Because most shell-and-tube exchangers feature multiple passes, the temperature profiles deviate from ideal counter-current flow. Using F protects against overestimating capacity.
Can the calculator handle cold fluid data instead?
Yes. If your cold stream data is more reliable, compute heat duty from that stream and ensure it matches the hot-side duty. When both differ, reconcile before proceeding.
Practical Tips for Field Engineers
- Always cross-check the heat duty with DCS historian data before ordering replacements.
- When revamping, document the current bundle pitch and shell ID to avoid misalignment with existing saddles.

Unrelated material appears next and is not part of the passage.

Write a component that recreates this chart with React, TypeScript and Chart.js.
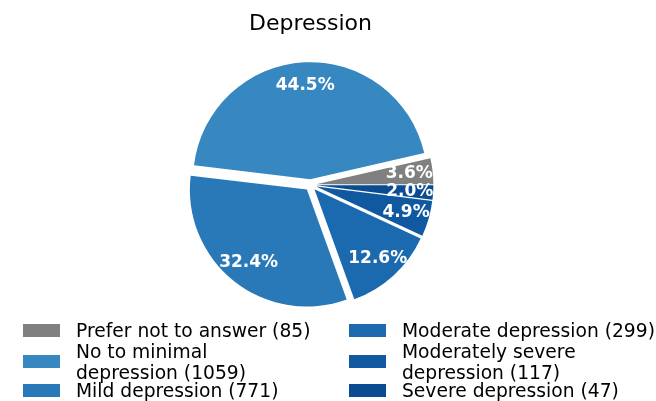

- Plan for 10% spare area in refinery services where feed composition varies widely.
- Leverage thermal imaging during operation to verify even distribution across the tube sheet.
- Keep digital records of LMTD calculations to track fouling trends over the lifecycle.
By combining rigorous calculations with practical design insight, engineers ensure that each shell-and-tube exchanger operates at peak efficiency, minimizes downtime, and complies with safety standards. Use the calculator to kick-start your sizing study, then refine the design using detailed thermal and mechanical analyses.